The intellectual consequences of this are what fascinate me though. This is how Wacquant describes the approach that follows from this, uniting the incredible range of his empirical concerns through a shared meta-theoretical impulse:

Take a classical question of philosophy (e.g. where do categories of judgement come from?) and historicise it, by finding a particular setting where that question is raised in terms of the character of that setting and answer it in terms of the character of that setting.

I find this a compelling idea. This is a wonderfully succinct and compelling expression of how the interface between sociology and philosophy can be conceived. This is something I’ve thought about a lot, as someone who came close to doing a philosophy phd before moving into sociology and in some ways has never felt entirely at home on either side of that divide.

It also contrasts with Margaret Archer’s interpretation of the same question. In an interview I did with her recently, in which we discussed her time working with Bourdieu in Paris, she suggests that what unites his corpus is fundamentally methodological: he was a theorist who used empirical research to test and refine the core categories of his thought, a cluster of concepts ultimately centred around the notion of ‘habitus’.

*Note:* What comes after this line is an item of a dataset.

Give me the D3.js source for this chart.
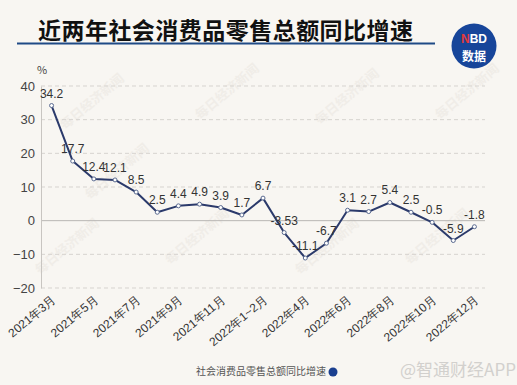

Regardless of which interpretation is accurate, I like the conception of theorising that Wacquant is offering. Bourdieu was both a philosophical sociologist (though Wacquant does not use this term) while also being an “anti-theoretical theorist”. He argues that people often deploy Bourdieu without using his ideas. If you can strip out the Bourdieusian language from a given paper without effecting the argument then his ideas have been used as a theoretical idiom rather than as conceptual tools. As he puts it, “if nothing has been lost by removing them then nothing has been gained by using them.”